I came into the house to find it clean and full of interesting adornments. The father’s longtime girlfriend was cooking dinner but was gracious and kind as she refused our help. So I sat in the living room where the father and son tried very hard to ignore me. We made some polite conversation then they became deeply engrossed in a chess game. Their comments were intelligent and sharp but lacked energy. I guessed them to be supreme artisans of sarcasm who gracefully and capably engaged in the art under normal circumstances. However that day they all seemed tired and depressed, perhaps not inappropriately considering the purpose of their gathering. The younger daughter was friendlier but also didn’t seem anxious to chat too much.
We ate out on the patio under the warm summer sun in Emigration Canyon. It was a remarkably quiet meal as we tried a couple of topics. With three adult siblings reunited they slipped into some recollections of growing up in Virginia. I decided to see if I could lighten the mood a little with my quirky sarcastic yet lighthearted humor. They talked about how they used to meet up with all the neighborhood kids and walk to school together in a group as a safety measure. I decided to strike.
With a faint smile I pulled out my best sarcasm and made a slightly insulting remark about the lack of trust in eastern neighborhoods demonstrated in the behavior. The table grew quiet as everyone tried to decide if I was joking or not. The father, who was also celebrating his birthday, twitched his mustache once or twice as he rolled his tongue past his teeth preparing a response which everyone tensed to hear. I gave a little side to side wiggle which was a mix between a I’m-just-playing and here-I-am-come-get-me.
At this moment my outdoor deck chair revealed that it had lost a nut at some point and thus was no longer structurally sound enough to handle a wiggling Riley. The bolt popped loose and I found myself sitting on the ground in a pile of broken chair while everyone looked on with raised eyebrows. I apologized for my remark.

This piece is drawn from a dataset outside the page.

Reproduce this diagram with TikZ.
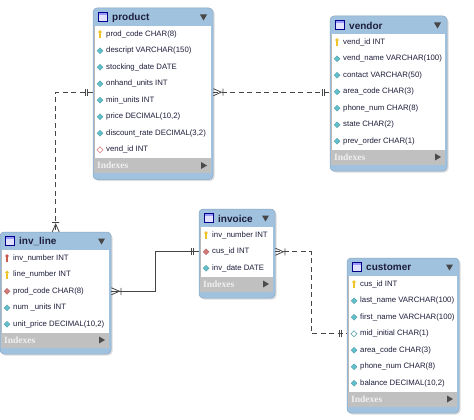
\documentclass[tikz,border=0pt]{standalone}
\usepackage{fontspec}
\setmainfont{Liberation Sans}
\newfontfamily\idxfont{Liberation Serif}
\usetikzlibrary{calc}

\definecolor{hdrblue}{RGB}{160,194,222}
\definecolor{hdrline}{RGB}{136,168,198}
\definecolor{idxgray}{RGB}{192,192,192}
\definecolor{rowink}{RGB}{30,30,60}
\definecolor{keygold}{RGB}{238,196,40}
\definecolor{keyred}{RGB}{200,90,80}
\definecolor{colcyan}{RGB}{96,192,204}
\definecolor{fkred}{RGB}{212,120,120}
\definecolor{linkgray}{RGB}{70,70,70}

\begin{document}
\begin{tikzpicture}[x=1pt,y=-1pt,
  rowtext/.style={anchor=west, inner sep=0pt, minimum height=16.5pt,
    text=rowink, font=\fontsize{7.8}{9}\selectfont},
  link/.style={draw=linkgray, line width=0.8pt},
  dashlink/.style={link, dash pattern=on 5pt off 3.5pt}]

\useasboundingbox (0,0) rectangle (474,420);
\fill[white] (0,0) rectangle (474,420);

% ------------------------------------------------------------------
% Column icons, drawn at the origin of the row
% ------------------------------------------------------------------
\newcommand{\iconpk}{%
  \fill[keygold] (0,-2.2) circle (1.9);
  \fill[keygold] (-0.6,-1) rectangle (0.6,4);}
\newcommand{\iconpkfk}{%
  \fill[keyred] (0,-2.2) circle (1.9);
  \fill[keyred] (-0.6,-1) rectangle (0.6,4);}
\newcommand{\iconcol}{%
  \filldraw[fill=colcyan, draw=colcyan!70!black, line width=0.3pt]
    (-3,0) -- (0,-3) -- (3,0) -- (0,3) -- cycle;}
\newcommand{\iconcolnull}{%
  \draw[colcyan!80!black, line width=0.5pt]
    (-3,0) -- (0,-3) -- (3,0) -- (0,3) -- cycle;}
\newcommand{\iconfk}{%
  \filldraw[fill=fkred, draw=fkred!70!black, line width=0.3pt]
    (-3,0) -- (0,-3) -- (3,0) -- (0,3) -- cycle;}
\newcommand{\iconfknull}{%
  \draw[fkred, line width=0.5pt]
    (-3,0) -- (0,-3) -- (3,0) -- (0,3) -- cycle;}

% ------------------------------------------------------------------
% A table is specified as:
% \erdtable{name}{title}{x}{y}{width}{rows}{icon/text, ...}
% Rows are 16.5 units high, the header 18, the Indexes bar 15.
% ------------------------------------------------------------------
\newcommand{\erdtable}[7]{%
  \pgfmathsetmacro\tabh{18+#6*16.5+21.5}
  \pgfmathsetmacro\idxy{#4+18+#6*16.5}
  \fill[black!13, rounded corners=4pt] (#3+1.5,#4+1.5) rectangle ++(#5,\tabh);
  \filldraw[fill=hdrblue, draw=hdrline, line width=0.5pt, rounded corners=4pt]
    (#3,#4) rectangle ++(#5,\tabh);
  \node[inner sep=0pt, minimum width=#5pt, minimum height=\tabh pt,
    anchor=north west] (#1) at (#3,#4) {};
  \fill[white] (#3+1.2,#4+18) rectangle (#3+#5-2.5,\idxy);
  \draw[gray!55, line width=0.4pt] (#3+1.2,#4+18) -- (#3+1.2,\idxy);
  \fill[idxgray] (#3+1.2,\idxy) rectangle (#3+#5-2.5,\idxy+15);
  % header
  \begin{scope}[shift={(#3+5,#4+4.5)}]
    \filldraw[fill=blue!12, draw=blue!55!black, line width=0.5pt] (0,0) rectangle (9,9);
    \fill[blue!40] (0.5,0.5) rectangle (8.5,2.3);
  \end{scope}
  \node[anchor=west, inner sep=0pt, text=rowink,
    font=\bfseries\fontsize{10}{12}\selectfont] at (#3+19,#4+9.5) {#2};
  \fill[gray!55!black] (#3+#5-13,#4+6.5) -- ++(7,0) -- ++(-3.5,6) -- cycle;
  % columns
  \foreach \ic/\txt [count=\i] in {#7}{
    \node[rowtext] (#1-\i) at (#3+13,#4+18+\i*16.5-8.25) {\txt};
    \begin{scope}[shift={(#3+7,#4+18+\i*16.5-8.25)}]
      \ic
    \end{scope}
  }
  % indexes bar
  \node[anchor=west, inner sep=0pt, text=white!88!gray,
    font=\idxfont\bfseries\fontsize{9.5}{11}\selectfont] at (#3+4,\idxy+7.5) {Indexes};
  \fill[gray!60!black] (#3+#5-12,\idxy+4) -- ++(6,3.5) -- ++(-6,3.5) -- cycle;
}

% Relationship ends: \onemark / \manymark {coordinate}{outward angle}
\newcommand{\onemark}[2]{%
  \begin{scope}[shift={(#1)}, rotate=#2]
    \draw[link, solid] (5.5,-3.5) -- (5.5,3.5) (8,-3.5) -- (8,3.5);
  \end{scope}}
\newcommand{\manymark}[2]{%
  \begin{scope}[shift={(#1)}, rotate=#2]
    \draw[link, solid] (0,-3.5) -- (8,0) -- (0,3.5) (9.5,-3.5) -- (9.5,3.5);
  \end{scope}}

% Tables
\erdtable{product}{product}{93}{8}{120}{8}{\iconpk/prod\_code CHAR(8),
  \iconcol/descript VARCHAR(150), \iconcol/stocking\_date DATE,
  \iconcol/onhand\_units INT, \iconcol/min\_units INT,
  \iconcol/{price DECIMAL(10,2)}, \iconcol/{discount\_rate DECIMAL(3,2)},
  \iconfknull/vend\_id INT}
\erdtable{vendor}{vendor}{330}{16}{117}{7}{\iconpk/vend\_id INT,
  \iconcol/vend\_name VARCHAR(100), \iconcol/contact VARCHAR(50),
  \iconcol/area\_code CHAR(3), \iconcol/phone\_num CHAR(8),
  \iconcol/state CHAR(2), \iconcol/prev\_order CHAR(1)}
\erdtable{invline}{inv\_line}{0}{232}{111}{5}{\iconpkfk/inv\_number INT,
  \iconpk/line\_number INT, \iconfk/prod\_code CHAR(8),
  \iconcol/num \_units INT, \iconcol/{unit\_price DECIMAL(10,2)}}
\erdtable{invoice}{invoice}{199}{209}{76}{3}{\iconpk/inv\_number INT,
  \iconfk/cus\_id INT, \iconcol/inv\_date DATE}
\erdtable{customer}{customer}{347}{258}{112}{7}{\iconpk/cus\_id INT,
  \iconcol/last\_name VARCHAR(100), \iconcol/first\_name VARCHAR(100),
  \iconcolnull/mid\_initial CHAR(1), \iconcol/area\_code CHAR(3),
  \iconcol/phone\_num CHAR(8), \iconcol/{balance DECIMAL(10,2)}}

% Relationships
\coordinate (prodW) at (product-4.south -| product.west);
\draw[dashlink] (prodW) -| (invline.north);
\onemark{prodW}{180}
\manymark{invline.north}{90}

\coordinate (prodE) at (product-4.south -| product.east);
\coordinate (vendW) at (prodE -| vendor.west);
\draw[dashlink] (prodE) -- (vendW);
\manymark{prodE}{0}
\onemark{vendW}{180}

\coordinate (lineE) at (invline-3 -| invline.east);
\coordinate (invW) at (invoice-2 -| invoice.west);
\draw[link] (lineE) -- ++(44,0) |- (invW);
\manymark{lineE}{0}
\onemark{invW}{180}

\coordinate (invE) at (invoice-2 -| invoice.east);
\coordinate (custW) at (customer-4 -| customer.west);
\draw[dashlink] (invE) -- ++(36,0) |- (custW);
\manymark{invE}{0}
\onemark{custW}{180}

\end{tikzpicture}
\end{document}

In cleaning up the chair I hid behind my manners and we finished the visit with a great deal more politeness. I didn’t recover my ego in time to try again before we left.
A lesson. Sometimes when you say stupid things you are given a break and your chair falls apart and saves you from the worse part of the experience. I was lucky that time but it is better to not to need a broken chair to maintain your civility. You can be friendly without being sarcastic, especially when around strangers.